Analysis of the 2011 Personal Guarantee
The court analyzed the terms of the 2011 Personal Guarantee, which made Kwok the primary obligor for the obligations of Shiny Times under the loan facility. The guarantee included several clauses that reinforced Kwok's unconditional commitment to pay any amounts due and to indemnify Pacific Alliance against any losses resulting from Shiny Times’ obligations being void or unenforceable. The court noted that Kwok did not dispute that no payments had been made under the 2011 Personal Guarantee or the associated loan facility. Therefore, the court found that Kwok was liable for breach of contract as he had failed to fulfill the obligations outlined in the guarantee. The court concluded that Kwok's lack of compliance with the settlement conditions and the clear terms of the guarantee led to the decision to grant summary judgment in favor of Pacific Alliance on Count I of the Amended Complaint.
Conclusion of the Ruling
In conclusion, the court granted Pacific Alliance's motion for partial summary judgment, holding Kwok liable for breach of contract under the 2011 Personal Guarantee.

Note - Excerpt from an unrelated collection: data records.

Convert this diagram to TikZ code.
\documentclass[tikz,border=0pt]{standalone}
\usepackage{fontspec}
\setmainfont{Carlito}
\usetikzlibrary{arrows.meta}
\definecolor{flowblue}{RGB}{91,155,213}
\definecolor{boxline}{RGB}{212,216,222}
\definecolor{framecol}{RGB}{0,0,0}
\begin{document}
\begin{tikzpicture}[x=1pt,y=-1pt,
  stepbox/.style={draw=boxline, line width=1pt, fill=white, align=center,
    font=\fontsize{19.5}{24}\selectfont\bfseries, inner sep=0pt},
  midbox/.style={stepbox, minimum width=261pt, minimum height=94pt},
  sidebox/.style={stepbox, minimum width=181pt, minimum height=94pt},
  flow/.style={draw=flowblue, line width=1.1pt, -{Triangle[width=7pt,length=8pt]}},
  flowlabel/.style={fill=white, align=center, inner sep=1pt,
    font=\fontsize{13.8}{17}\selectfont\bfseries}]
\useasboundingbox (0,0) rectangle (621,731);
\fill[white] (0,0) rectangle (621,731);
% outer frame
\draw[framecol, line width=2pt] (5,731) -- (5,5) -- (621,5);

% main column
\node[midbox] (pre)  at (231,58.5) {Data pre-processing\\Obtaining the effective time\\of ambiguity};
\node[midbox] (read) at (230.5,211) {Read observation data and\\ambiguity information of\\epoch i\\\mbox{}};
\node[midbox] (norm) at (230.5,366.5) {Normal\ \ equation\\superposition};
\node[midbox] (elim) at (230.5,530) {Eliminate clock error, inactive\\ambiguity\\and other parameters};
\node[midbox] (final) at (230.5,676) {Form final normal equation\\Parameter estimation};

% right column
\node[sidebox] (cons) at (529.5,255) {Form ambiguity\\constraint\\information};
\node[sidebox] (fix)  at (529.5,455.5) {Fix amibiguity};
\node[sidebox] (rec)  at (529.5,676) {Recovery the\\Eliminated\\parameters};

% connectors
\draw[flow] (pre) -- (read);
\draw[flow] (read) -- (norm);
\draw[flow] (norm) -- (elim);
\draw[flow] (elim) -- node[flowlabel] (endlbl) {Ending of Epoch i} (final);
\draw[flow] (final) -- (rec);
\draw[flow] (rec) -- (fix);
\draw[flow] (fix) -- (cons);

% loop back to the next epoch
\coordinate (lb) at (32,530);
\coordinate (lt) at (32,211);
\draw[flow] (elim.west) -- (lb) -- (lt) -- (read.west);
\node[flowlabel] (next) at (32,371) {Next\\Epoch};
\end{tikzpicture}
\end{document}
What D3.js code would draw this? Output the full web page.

The court's decision was based on the failure to satisfy the conditions precedent, the application of judicial estoppel, and the rejection of Kwok's mitigation argument. Additionally, the court scheduled further proceedings to establish damages related to the breach of the guarantee, while also addressing the liability of Kwok's companies as potential alter egos. The ruling highlighted the importance of adhering to contractual obligations and the legal implications of failing to meet specified conditions in settlement agreements.